Não, nesse texto você não irá encontrar quando foi publicada a primeiro edição de um quadrinho de Carol Danvers; não é pra isso que serve um texto analítico. Mas vale a pena saber que a humanidade e os valores que compõem a protagonista foram desenvolvidos por uma dupla/casal que tem experiência no pequeno drama, na minúcia. Anna Boden e Ryan Fleck estão juntos desde o sucesso de crítica multipremiado Half Nelson, o único da carreira de ambos onde só ele dirigiu. Desde então, a carreira se desenvolveu dentro do cinema independente americano observando os pequeninos seres que esbarram em qualquer esquina. O convite para a produção diametralmente oposta em proporção não escondeu o que Kevin Feige (o todo poderoso da MCU) queria deles: uma impressão sobre a mulher sem fantasia, muito mais que a heroína poderosa.

Com isso, todo o poderio imagético do longa não se encontra nas esperadas sequências de ação - até um tanto genéricas e sem muita capacidade de reter na retina ou na cabeça. É a origem, o passado e o reencontro com a família que terão impacto visual e emocional na produção. Não que estejamos diante de um produto necessariamente diferenciado; Capitã Marvel é um produto de exportação, oriundo de um universo onde a expressão máxima talvez seja "não se mexe em time que está ganhando"... mas uma reciclagem é sempre de bom tamanho. Assim, como tantos outros, há a necessidade de se fazer reconhecer ao fã. Então a trama de origem tem um quê do primeiro Capitão América (pela distância no tempo), a graça e o poder da trilha sonora vem de Guardiões da Galáxia (lá anos 80, aqui 90), o olhar para um povo extraterreno vem de Thor, e por aí vai. Terreno seguro para poder injetar as sutis particularidades de uma personagem complexa.

O roteiro escrito a inacreditáveis 14 mãos - 12 delas femininas - consegue delinear bem as relações entre Carol e seus parceiros de cena diretos, vividos por Samuel L. Jackson, Jude Law, Annette Bening e principalmente Lashana Lynch, sua "amiga" Maria. São relações construídas com cuidado mas que têm eco no belo grupo de atores em grande momentos, liderados por uma Brie Larson que vai adquirindo conforto durante a projeção, propositadamente, já que acompanhamos a desestruturação da personagem em busca de desvendar sua própria história, que ela julgava ter conhecimento. Brie vai saindo de um lugar automatizado para entregar um olhar cada vez menos duro, mais inocente, sobre fatos que ela mesma desconhecia sobre si.

Infelizmente o filme cai num problema comum ao 'blockbuster americano atual' e um desafio que precisa ser revisto com urgência: a duração.
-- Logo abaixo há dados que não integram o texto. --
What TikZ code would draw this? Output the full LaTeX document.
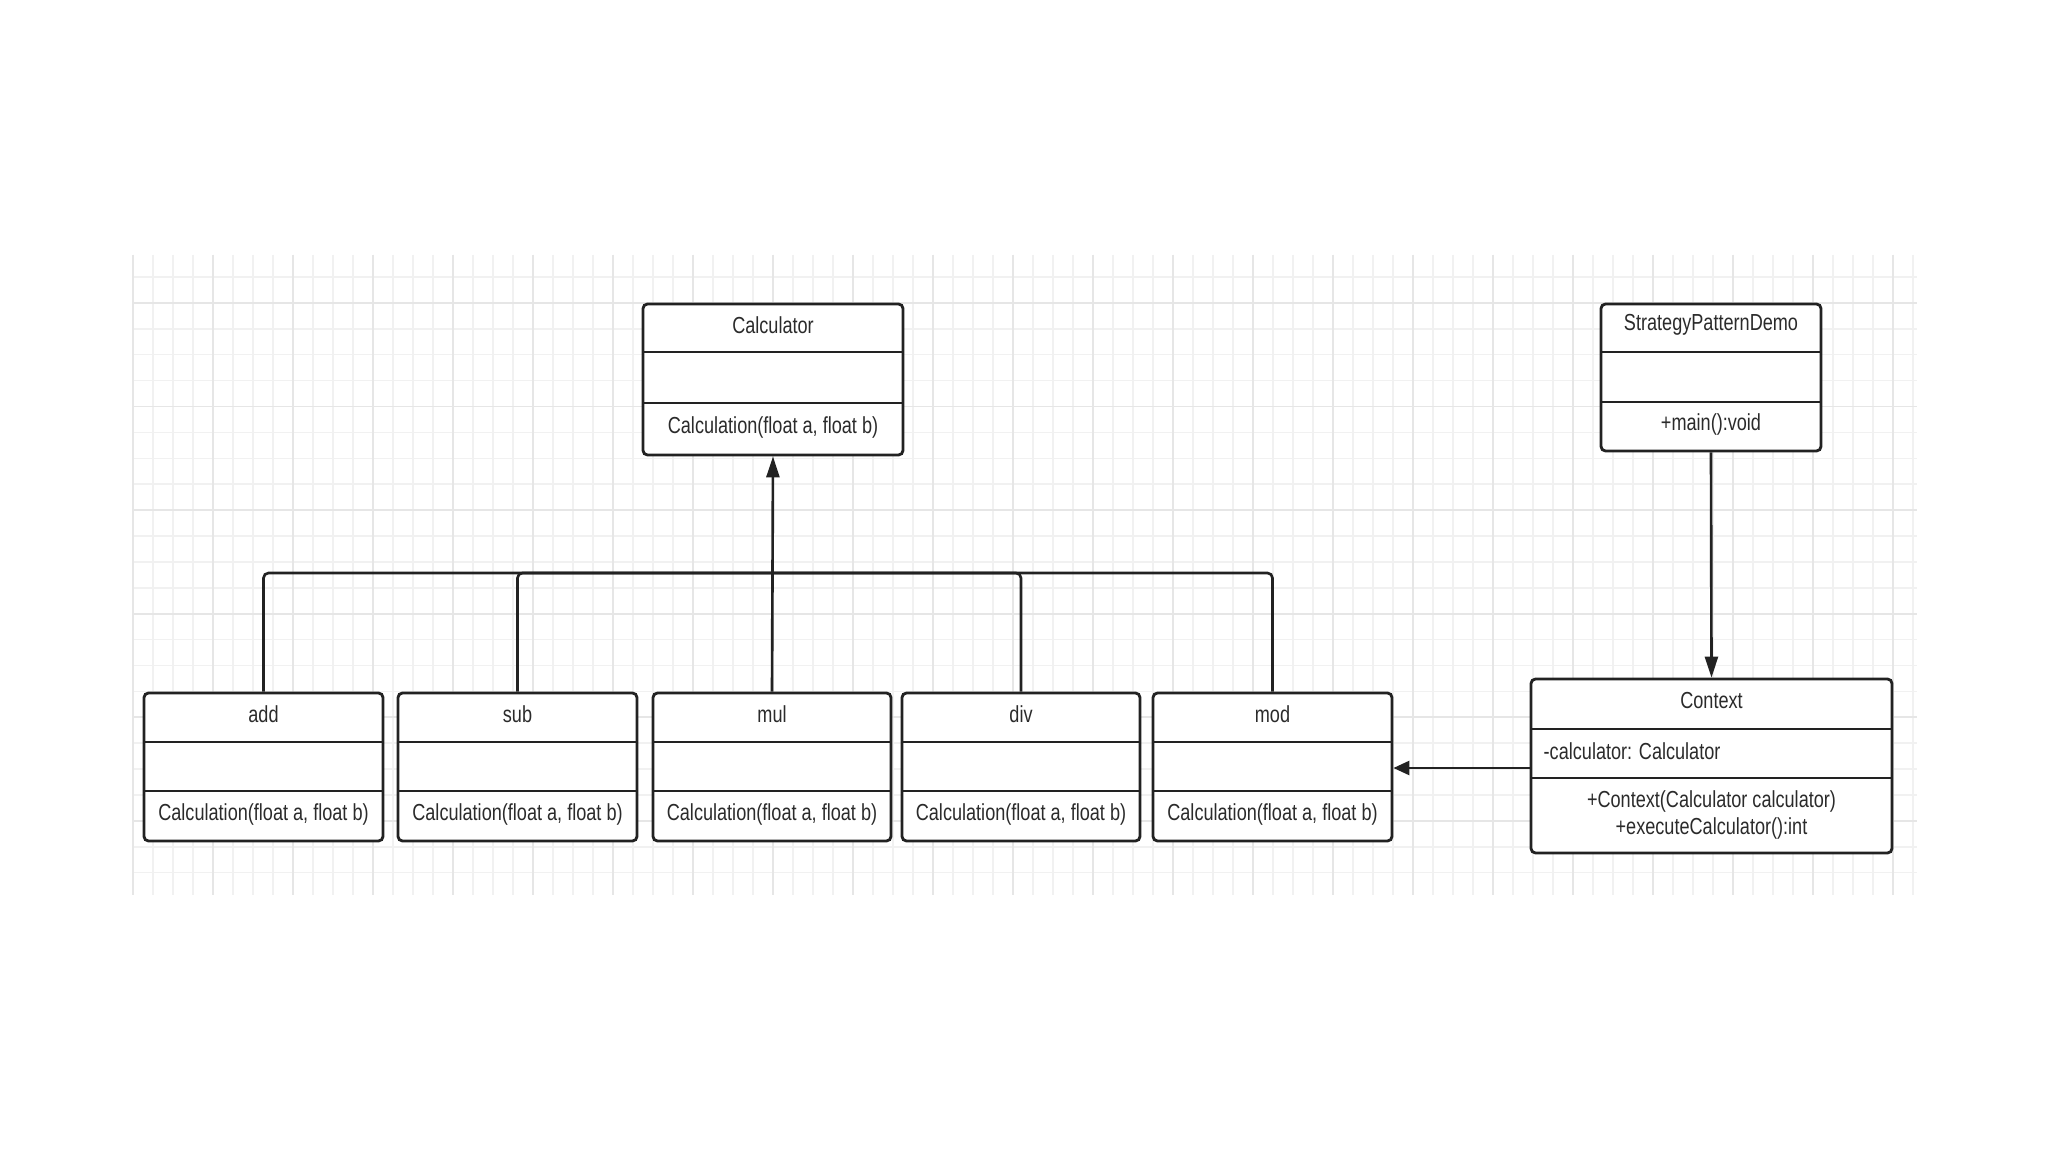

Aqui são 2h quase cravadas, mas que ainda assim parecem muito mais por uma queda de ritmo típico do universo MCU, que não consegue sustentar sua quilometragem exagerada. Ainda assim é um material inegavelmente sedutor, colorido, de maquiagem chamativa, e uma preocupação de popularizar sua trilha, com as contribuições de vozes femininas tradicionais dos anos 90, como Hole, Garbage e No Doubt.

Sem querer forçar um olhar, a verdade é que Capitã Marvel promove (ainda que sem querer, ou de maneira suavizada) um alerta sobre o apagamento de sexualidades desviadas mais contundente que os projetos do ano passado com esses temas tratados abertamente. Aqui, em um típico filme de super-herói com seus problemas comuns a produções megalômanas, mais uma vez a Marvel levanta uma discreta bandeira que serve como um diferencial a um filme que cresce por esse olhar discreto de igualdade, sem abrir mão do entretenimento; com boa vontade, nenhum aspecto de uma boa produção precisa ser abonado.